- Entries supplied:

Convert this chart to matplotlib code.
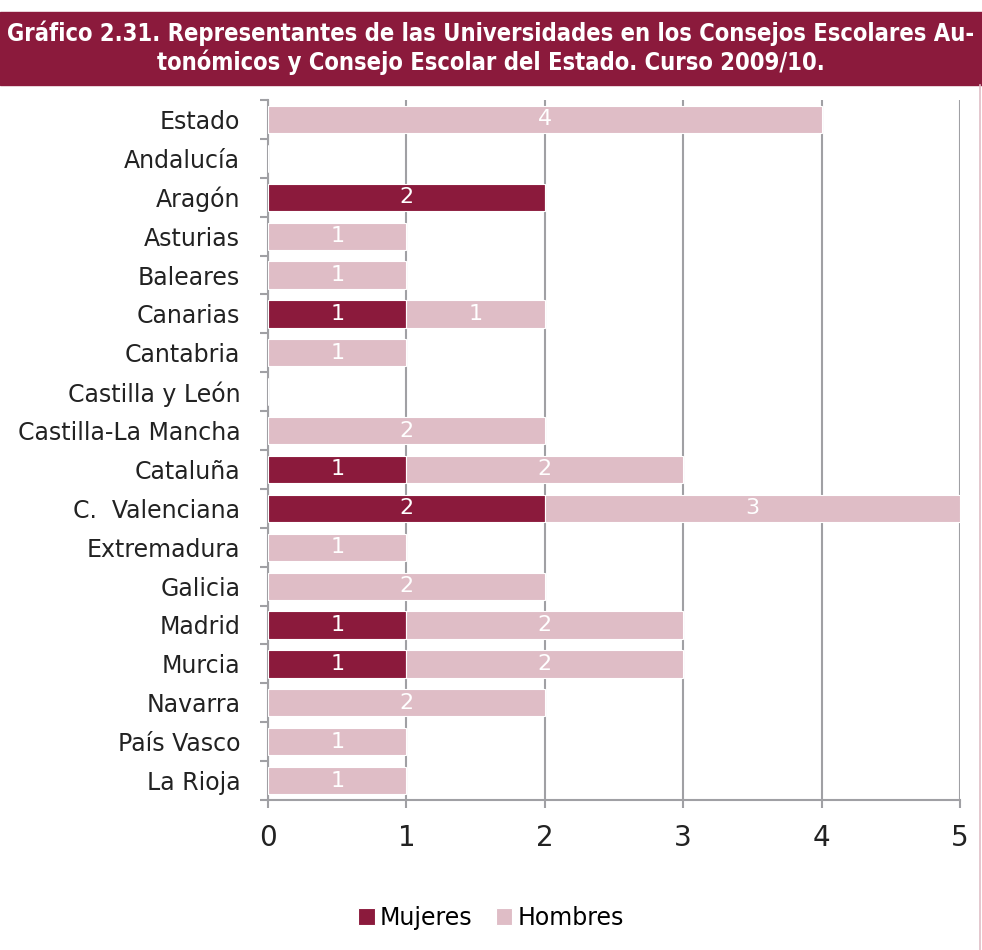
import matplotlib
matplotlib.use("Agg")
from matplotlib import pyplot as plt
from matplotlib.patches import Rectangle
from matplotlib.lines import Line2D
import numpy as np

regiones = ["Estado", "Andalucía", "Aragón", "Asturias", "Baleares", "Canarias",
            "Cantabria", "Castilla y León", "Castilla-La Mancha", "Cataluña",
            "C.  Valenciana", "Extremadura", "Galicia", "Madrid", "Murcia",
            "Navarra", "País Vasco", "La Rioja"]
mujeres = [0, 0, 2, 0, 0, 1, 0, 0, 0, 1, 2, 0, 0, 1, 1, 0, 0, 0]
hombres = [4, 0, 0, 1, 1, 1, 1, 0, 2, 2, 3, 1, 2, 2, 2, 2, 1, 1]

titulo = ("Gráfico 2.31. Representantes de las Universidades en los Consejos Escolares Au-\n"
          "tonómicos y Consejo Escolar del Estado. Curso 2009/10.")

c_muj = "#8B1A3C"
c_hom = "#DFBDC6"
gris = "#A0A0A4"

fig = plt.figure(figsize=(9.82, 9.5), dpi=100)

# title bar
fig.patches.append(Rectangle((0, 1 - 85 / 950), 1, 73 / 950, transform=fig.transFigure,
                             color=c_muj, zorder=0))
fig.text(0.5, 1 - 48 / 950, titulo, ha="center", va="center", color="white",
         fontsize=17, fontweight="bold", linespacing=1.15, fontstretch="condensed",
         family=["DejaVu Sans"])
# thin border at right
fig.lines.append(Line2D([979.5 / 982, 979.5 / 982], [0, 1 - 85 / 950],
                        transform=fig.transFigure, color=c_hom, lw=1.2))

ax = fig.add_axes([268 / 982, 150 / 950, 692 / 982, 700 / 950])
y = np.arange(len(regiones))
m = np.array(mujeres)
h = np.array(hombres)
ax.barh(y, m, height=0.7, color=c_muj, edgecolor="white", linewidth=0.8, label="Mujeres", zorder=3)
ax.barh(y, h, left=m, height=0.7, color=c_hom, edgecolor="white", linewidth=0.8, label="Hombres", zorder=3)

for i in range(len(regiones)):
    if m[i] > 0:
        ax.text(m[i] / 2, y[i], str(m[i]), ha="center", va="center", color="white",
                fontsize=16, zorder=4)
    if h[i] > 0:
        ax.text(m[i] + h[i] / 2, y[i], str(h[i]), ha="center", va="center", color="white",
                fontsize=16, zorder=4)

ax.set_xlim(0, 5)
ax.set_ylim(len(regiones) - 0.5, -0.5)
ax.set_yticks(y)
ax.set_yticklabels(regiones, fontsize=17, color="#222222")
ax.set_yticks(np.arange(-0.5, len(regiones), 1), minor=True)
ax.tick_params(axis="y", which="major", length=0, pad=20)
ax.tick_params(axis="y", which="minor", length=6, color=gris, width=1.5)
ax.set_xticks(range(6))
ax.tick_params(axis="x", length=6, color=gris, width=1.5, labelsize=20, pad=11,
               labelcolor="#222222")
ax.xaxis.grid(True, color=gris, lw=1.5, zorder=0)
for s in ["top", "right"]:
    ax.spines[s].set_visible(False)
for s in ["left", "bottom"]:
    ax.spines[s].set_color(gris)
    ax.spines[s].set_linewidth(1.5)

fig.legend(loc="center", bbox_to_anchor=(0.5, 1 - 918 / 950), ncol=2, frameon=False,
           fontsize=17, handlelength=0.7, handleheight=0.7, handletextpad=0.2,
           columnspacing=1.0)

fig.savefig("out.png", dpi=100)
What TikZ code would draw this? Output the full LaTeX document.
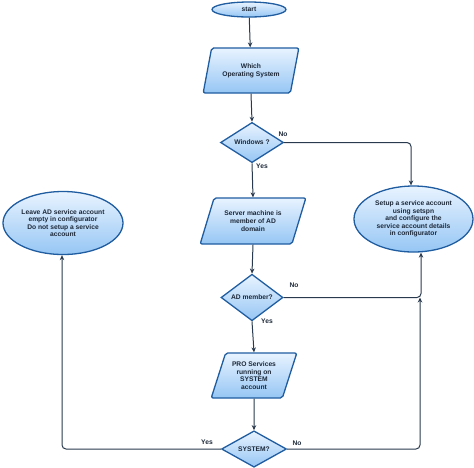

- What is required:
Do not include the images; transcribe the rest of the listing exactly.

- Exercise output:
Convert this chart to matplotlib code.
import matplotlib
matplotlib.use("Agg")
from matplotlib import pyplot as plt
from matplotlib.patches import Rectangle
from matplotlib.lines import Line2D
import numpy as np

regiones = ["Estado", "Andalucía", "Aragón", "Asturias", "Baleares", "Canarias",
            "Cantabria", "Castilla y León", "Castilla-La Mancha", "Cataluña",
            "C.  Valenciana", "Extremadura", "Galicia", "Madrid", "Murcia",
            "Navarra", "País Vasco", "La Rioja"]
mujeres = [0, 0, 2, 0, 0, 1, 0, 0, 0, 1, 2, 0, 0, 1, 1, 0, 0, 0]
hombres = [4, 0, 0, 1, 1, 1, 1, 0, 2, 2, 3, 1, 2, 2, 2, 2, 1, 1]

titulo = ("Gráfico 2.31. Representantes de las Universidades en los Consejos Escolares Au-\n"
          "tonómicos y Consejo Escolar del Estado. Curso 2009/10.")

c_muj = "#8B1A3C"
c_hom = "#DFBDC6"
gris = "#A0A0A4"

fig = plt.figure(figsize=(9.82, 9.5), dpi=100)

# title bar
fig.patches.append(Rectangle((0, 1 - 85 / 950), 1, 73 / 950, transform=fig.transFigure,
                             color=c_muj, zorder=0))
fig.text(0.5, 1 - 48 / 950, titulo, ha="center", va="center", color="white",
         fontsize=17, fontweight="bold", linespacing=1.15, fontstretch="condensed",
         family=["DejaVu Sans"])
# thin border at right
fig.lines.append(Line2D([979.5 / 982, 979.5 / 982], [0, 1 - 85 / 950],
                        transform=fig.transFigure, color=c_hom, lw=1.2))

ax = fig.add_axes([268 / 982, 150 / 950, 692 / 982, 700 / 950])
y = np.arange(len(regiones))
m = np.array(mujeres)
h = np.array(hombres)
ax.barh(y, m, height=0.7, color=c_muj, edgecolor="white", linewidth=0.8, label="Mujeres", zorder=3)
ax.barh(y, h, left=m, height=0.7, color=c_hom, edgecolor="white", linewidth=0.8, label="Hombres", zorder=3)

for i in range(len(regiones)):
    if m[i] > 0:
        ax.text(m[i] / 2, y[i], str(m[i]), ha="center", va="center", color="white",
                fontsize=16, zorder=4)
    if h[i] > 0:
        ax.text(m[i] + h[i] / 2, y[i], str(h[i]), ha="center", va="center", color="white",
                fontsize=16, zorder=4)

ax.set_xlim(0, 5)
ax.set_ylim(len(regiones) - 0.5, -0.5)
ax.set_yticks(y)
ax.set_yticklabels(regiones, fontsize=17, color="#222222")
ax.set_yticks(np.arange(-0.5, len(regiones), 1), minor=True)
ax.tick_params(axis="y", which="major", length=0, pad=20)
ax.tick_params(axis="y", which="minor", length=6, color=gris, width=1.5)
ax.set_xticks(range(6))
ax.tick_params(axis="x", length=6, color=gris, width=1.5, labelsize=20, pad=11,
               labelcolor="#222222")
ax.xaxis.grid(True, color=gris, lw=1.5, zorder=0)
for s in ["top", "right"]:
    ax.spines[s].set_visible(False)
for s in ["left", "bottom"]:
    ax.spines[s].set_color(gris)
    ax.spines[s].set_linewidth(1.5)

fig.legend(loc="center", bbox_to_anchor=(0.5, 1 - 918 / 950), ncol=2, frameon=False,
           fontsize=17, handlelength=0.7, handleheight=0.7, handletextpad=0.2,
           columnspacing=1.0)

fig.savefig("out.png", dpi=100)
What TikZ code would draw this? Output the full LaTeX document.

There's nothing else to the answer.